§ Task instructions
Leave out every picture, and retype exactly the lines from the line with "Reproduce this chart with matplotlib." through the line with "from matplotlib.ticker import", both ends included.

§ Provided data
========================================
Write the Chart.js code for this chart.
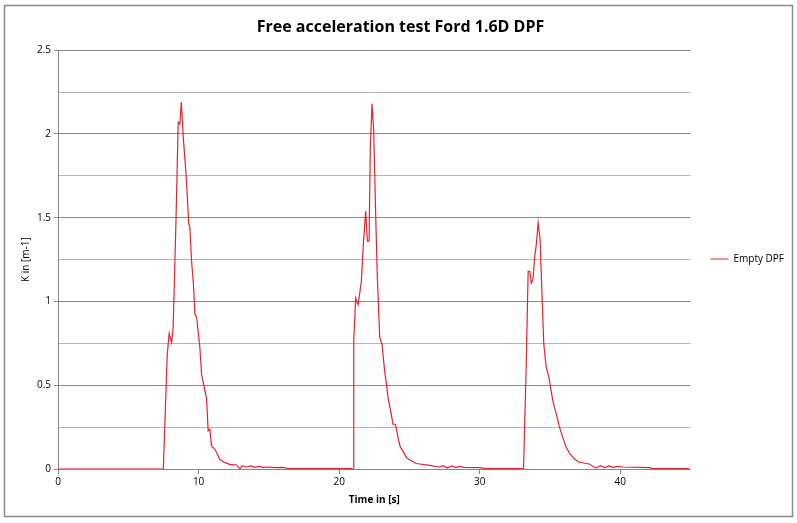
<!DOCTYPE html>
<html>
<head>
<meta charset="utf-8">
<script src="https://cdn.jsdelivr.net/npm/chart.js@4"></script>
<style>
  html, body { margin: 0; padding: 0; background: #fff; }
  #wrap { width: 797px; height: 523px; }
</style>
</head>
<body>
<div id="wrap"><canvas id="dpfChart" width="797" height="523"></canvas></div>
<script>
// values
const times = [0, 7.49, 7.77, 7.91, 8.08, 8.19, 8.39, 8.55, 8.67, 8.77, 8.91, 9.14, 9.29, 9.38, 9.5, 9.62, 9.74, 9.86, 10.09, 10.21, 10.45, 10.57, 10.68, 10.8, 10.92, 11.16, 11.28, 11.51, 11.87, 12.22, 12.7, 12.94, 13.1, 13.4, 13.7, 14.0, 14.3, 14.6, 15.0, 15.5, 16.0, 16.4, 20.83,
  20.99, 21.04, 21.18, 21.35, 21.58, 21.7, 21.89, 22.01, 22.13, 22.22, 22.34, 22.46, 22.6, 22.72, 22.89, 23.05, 23.24, 23.48, 23.71, 23.83, 24.01, 24.19, 24.35, 24.54, 24.78, 24.95, 25.49, 26.44, 27.1, 27.4, 27.7, 28.0, 28.3, 28.6, 28.9, 30.0, 30.47, 33.07,
  33.12, 33.31, 33.45, 33.57, 33.67, 33.79, 33.93, 34.02, 34.16, 34.3, 34.45, 34.56, 34.73, 34.92, 35.2, 35.44, 35.68, 35.91, 36.15, 36.43, 36.74, 37.1, 37.8, 38.3, 38.6, 38.9, 39.2, 39.5, 39.8, 40.2, 42.1, 42.3, 44.9];
const kValues = [0, 0, 0.686, 0.81, 0.755, 0.845, 1.48, 2.07, 2.06, 2.19, 1.98, 1.72, 1.47, 1.44, 1.24, 1.12, 0.925, 0.905, 0.725, 0.566, 0.467, 0.417, 0.227, 0.237, 0.138, 0.118, 0.098, 0.058, 0.038, 0.028, 0.024, 0, 0.02, 0.012, 0.018, 0.01, 0.016, 0.01, 0.012, 0.008, 0.01, 0.003, 0.003,
  0, 0.766, 1.02, 0.98, 1.12, 1.31, 1.54, 1.36, 1.36, 1.92, 2.18, 2.02, 1.52, 1.14, 0.785, 0.745, 0.586, 0.426, 0.327, 0.267, 0.267, 0.188, 0.132, 0.108, 0.068, 0.058, 0.033, 0.022, 0.012, 0.02, 0.006, 0.018, 0.008, 0.016, 0.01, 0.008, 0.002, 0.002,
  0, 0.61, 1.18, 1.18, 1.11, 1.13, 1.28, 1.33, 1.47, 1.37, 1.01, 0.75, 0.61, 0.55, 0.41, 0.33, 0.25, 0.19, 0.13, 0.09, 0.06, 0.04, 0.03, 0.005, 0.02, 0.008, 0.018, 0.01, 0.016, 0.012, 0.008, 0.002, 0.002];
const xTicks = [0, 10, 20, 30, 40];
const yTicks = [0, 0.5, 1, 1.5, 2, 2.5];

const points = times.map((t, i) => ({ x: t, y: kValues[i] }));
const font = 'Open Sans, "DejaVu Sans", sans-serif';

const frame = {
  id: 'frame',
  beforeDraw(chart) {
    const c = chart.ctx;
    c.save();
    c.fillStyle = '#fff';
    c.fillRect(0, 0, chart.width, chart.height);
    c.strokeStyle = '#8c8c8c';
    c.lineWidth = 1.5;
    c.strokeRect(4.5, 5.5, 788, 511);
    c.restore();
  }
};

new Chart(document.getElementById('dpfChart'), {
  type: 'line',
  data: {
    datasets: [{
      label: 'Empty DPF',
      data: points,
      borderColor: '#e8202a',
      backgroundColor: '#e8202a',
      borderWidth: 1.2,
      pointRadius: 0,
      tension: 0
    }]
  },
  options: {
    responsive: false,
    animation: false,
    layout: { padding: { left: 7, right: 3, top: 8, bottom: 13 } },
    plugins: {
      title: {
        display: true,
        text: 'Free acceleration test Ford 1.6D DPF',
        color: '#000',
        font: { family: font, size: 16, weight: 'bold' },
        padding: { top: 10, bottom: 13 }
      },
      legend: {
        position: 'right',
        labels: {
          usePointStyle: true,
          pointStyle: 'line',
          pointStyleWidth: 18,
          color: '#000',
          font: { family: font, size: 10 },
          padding: 20
        }
      },
      tooltip: { enabled: false }
    },
    scales: {
      x: {
        type: 'linear',
        min: 0,
        max: 45,
        afterBuildTicks(scale) { scale.ticks = xTicks.map(v => ({ value: v })); },
        ticks: { color: '#000', font: { family: font, size: 10 }, padding: 2 },
        grid: { drawOnChartArea: false, color: '#868686', tickLength: 5 },
        border: { color: '#868686' },
        title: {
          display: true, text: 'Time in [s]', color: '#000',
          font: { family: font, size: 10, weight: 'bold' }, padding: { top: 4 }
        }
      },
      y: {
        min: 0,
        max: 2.5,
        afterBuildTicks(scale) {
          const t = [];
          for (let i = 0; i <= 10; i++) t.push({ value: i * 0.25 });
          scale.ticks = t;
        },
        ticks: {
          color: '#000',
          font: { family: font, size: 10 },
          padding: 3,
          callback: v => (yTicks.includes(v) ? String(v) : '')
        },
        grid: {
          color: ctx => (yTicks.includes(ctx.tick && ctx.tick.value) ? '#868686' : '#b4b4b4'),
          tickColor: ctx => (yTicks.includes(ctx.tick && ctx.tick.value) ? '#868686' : 'rgba(0,0,0,0)'),
          tickLength: 4
        },
        border: { color: '#868686' },
        title: {
          display: true, text: 'K in [m-1]', color: '#000',
          font: { family: font, size: 10 }, padding: { top: 13, bottom: 2 }
        }
      }
    }
  },
  plugins: [frame]
});
</script>
</body>
</html>
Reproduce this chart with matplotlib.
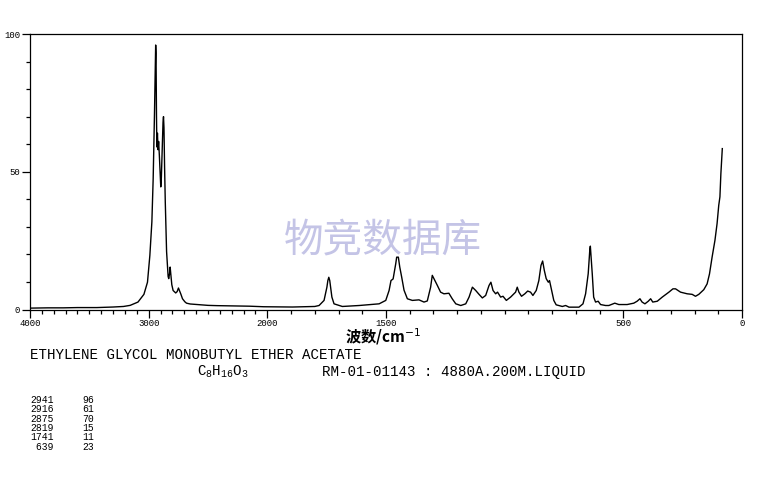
import numpy as np
import matplotlib
matplotlib.use("Agg")
import matplotlib.pyplot as plt
from matplotlib.ticker import FixedLocator, NullFormatter, FixedFormatter

# ---------------- data ----------------
wavenumber = [
    4000, 3850, 3719, 3600, 3437, 3300, 3212, 3156, 3090, 3040, 3010, 2990, 2973, 2962,
    2951, 2944, 2941, 2938, 2934, 2931, 2926, 2921, 2916, 2910, 2904, 2898, 2893, 2885,
    2879, 2875, 2871, 2866, 2860, 2849, 2836, 2831, 2824, 2819, 2813, 2805, 2794, 2772,
    2760, 2749, 2740, 2728, 2715, 2695, 2681, 2650, 2593, 2500, 2424, 2300, 2150, 2031,
    1894, 1800, 1782, 1761, 1749, 1745, 1741, 1737, 1728, 1719, 1684, 1613, 1529, 1501,
    1487, 1479, 1470, 1459, 1455, 1448, 1442, 1434, 1424, 1410, 1389, 1361, 1340, 1326,
    1312, 1305, 1298, 1284, 1270, 1256, 1235, 1221, 1206, 1185, 1164, 1150, 1136, 1122,
    1108, 1094, 1080, 1066, 1058, 1049, 1038, 1030, 1017, 1007, 993, 975, 954, 947, 940,
    929, 915, 903, 891, 881, 867, 856, 847, 840, 833, 825, 816, 811, 802, 793, 783, 757,
    743, 729, 687, 670, 659, 648, 641, 639, 631, 625, 617, 606, 596, 575, 561, 536, 519,
    484, 456, 442, 430, 421, 409, 395, 385, 376, 357, 336, 308, 291, 280, 259, 231, 210,
    196, 182, 161, 147, 137, 126, 114, 105, 98, 93, 89, 83,
]
intensity = [
    0.5, 0.6, 0.6, 0.7, 0.7, 0.9, 1.1, 1.5, 2.7, 5.5, 9.9, 19.6, 31.8, 47.5,
    71.0, 90.0, 96.0, 93.0, 70.0, 59.0, 64.0, 58.0, 61.0, 56.0, 50.0, 44.5, 48.0, 60.0,
    68.0, 70.0, 66.0, 52.0, 39.0, 21.0, 12.0, 11.2, 13.0, 15.4, 12.5, 9.0, 6.9, 6.0,
    6.5, 7.8, 6.8, 5.5, 3.9, 2.8, 2.3, 2.0, 1.8, 1.5, 1.4, 1.3, 1.2, 1.0,
    0.9, 1.1, 1.45, 3.3, 8.1, 10.5, 11.7, 10.5, 4.5, 2.06, 1.1, 1.45, 2.06, 3.3,
    6.9, 10.5, 11.1, 16.6, 19.0, 19.0, 15.4, 11.8, 7.0, 3.9, 3.3, 3.5, 2.7, 3.1,
    8.1, 12.4, 11.2, 8.8, 6.3, 5.7, 5.9, 3.9, 2.06, 1.45, 2.06, 4.5, 8.1, 6.9,
    5.5, 4.2, 5.1, 8.7, 9.9, 6.9, 5.7, 6.3, 4.5, 4.8, 3.3, 4.5, 6.3, 8.1, 6.3,
    4.8, 5.7, 6.7, 6.3, 5.1, 6.9, 10.5, 16.0, 17.6, 14.2, 11.2, 9.9, 10.5, 6.9, 3.3, 1.7, 1.1,
    1.45, 0.85, 0.85, 2.06, 5.7, 13.0, 22.0, 23.0, 13.0, 4.5, 2.7, 3.0, 1.8, 1.45, 1.45, 2.3, 1.8,
    1.8, 2.3, 3.0, 3.9, 2.7, 2.06, 3.0, 3.9, 2.7, 3.0, 4.5, 6.3, 7.5, 7.5, 6.3, 5.7, 5.5,
    4.8, 5.5, 7.2, 9.3, 12.9, 19.0, 25.1, 31.2, 37.8, 40.9, 49.3, 58.4,
]

x_major = [4000, 3000, 2000, 1500, 500, 0]
x_major_labels = ["4000", "3000", "2000", "1500", "500", "0"]
y_major = [0, 50, 100]
y_major_labels = ["0", "50", "100"]

title_text = "ETHYLENE GLYCOL MONOBUTYL ETHER ACETATE"
formula_text = r"C$_\mathregular{8}$H$_\mathregular{16}$O$_\mathregular{3}$"
ref_text = "RM-01-01143 : 4880A.200M.LIQUID"
xlabel_text = "波数/cm$^{-1}$"
watermark_text = "物竞数据库"
peak_wn = [2941, 2916, 2875, 2819, 1741, 639]
peak_int = [96, 61, 70, 15, 11, 23]

# ---------------- figure ----------------
W, H = 765, 479
fig = plt.figure(figsize=(W / 100, H / 100), dpi=100)
fig.patch.set_facecolor("white")

L, R, T, B = 30, 742, 34, 309.5
ax = fig.add_axes([L / W, 1 - B / H, (R - L) / W, (B - T) / H])


def fwd(w):
    w = np.asarray(w, dtype=float)
    return np.where(w > 2000, 2000 + (w - 2000) / 2.0, w)


def inv(u):
    u = np.asarray(u, dtype=float)
    return np.where(u > 2000, 2000 + (u - 2000) * 2.0, u)


ax.set_xscale("function", functions=(fwd, inv))
ax.plot(wavenumber, intensity, color="black", lw=1.0, zorder=3)
ax.set_xlim(4000, 0)
ax.set_ylim(0, 100)

mono = "Liberation Mono"
ax.xaxis.set_major_locator(FixedLocator(x_major))
ax.xaxis.set_major_formatter(FixedFormatter(x_major_labels))
ax.xaxis.set_minor_locator(FixedLocator(list(range(0, 4001, 100))))
ax.xaxis.set_minor_formatter(NullFormatter())
ax.yaxis.set_major_locator(FixedLocator(y_major))
ax.yaxis.set_major_formatter(FixedFormatter(y_major_labels))
ax.yaxis.set_minor_locator(FixedLocator(list(range(0, 101, 10))))
ax.yaxis.set_minor_formatter(NullFormatter())

ax.tick_params(axis="both", which="major", direction="out", length=5.5, width=0.9,
               labelsize=6.5, color="black", pad=1.5)
ax.tick_params(axis="both", which="minor", direction="out", length=3, width=0.9,
               color="black")
for lab in ax.get_xticklabels() + ax.get_yticklabels():
    lab.set_fontfamily(mono)
for s in ax.spines.values():
    s.set_linewidth(0.9)
    s.set_color("black")

# watermark
fig.text(383 / W, 1 - 240 / H, watermark_text, fontsize=28.5, color="#c4c4e6",
         family=["Noto Sans CJK SC", "DejaVu Sans"], ha="center", va="center", zorder=1)

# x label
fig.text(383 / W, 1 - 337 / H, xlabel_text, fontsize=11, fontweight="bold",
         family=["Noto Sans CJK SC", "DejaVu Sans"], ha="center", va="center")

# bottom texts
fig.text(30 / W, 1 - 355 / H, title_text, fontsize=10.2, family=mono,
         ha="left", va="center")
fig.text(197 / W, 1 - 372 / H, formula_text, fontsize=10.2, family=mono,
         ha="left", va="center")
fig.text(322 / W, 1 - 372 / H, ref_text, fontsize=10.2, family=mono,
         ha="left", va="center")

y0, dy = 400, 9.33
for i, (w, v) in enumerate(zip(peak_wn, peak_int)):
    yy = 1 - (y0 + i * dy) / H
    fig.text(30 / W, yy, f"{w:>4d}", fontsize=7, family=mono, ha="left", va="center")
    fig.text(82 / W, yy, f"{v:d}", fontsize=7, family=mono, ha="left", va="center")

fig.savefig("out.png", dpi=100)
========================================
§ Solution to this task
Reproduce this chart with matplotlib.
import numpy as np
import matplotlib
matplotlib.use("Agg")
import matplotlib.pyplot as plt
from matplotlib.ticker import FixedLocator, NullFormatter, FixedFormatter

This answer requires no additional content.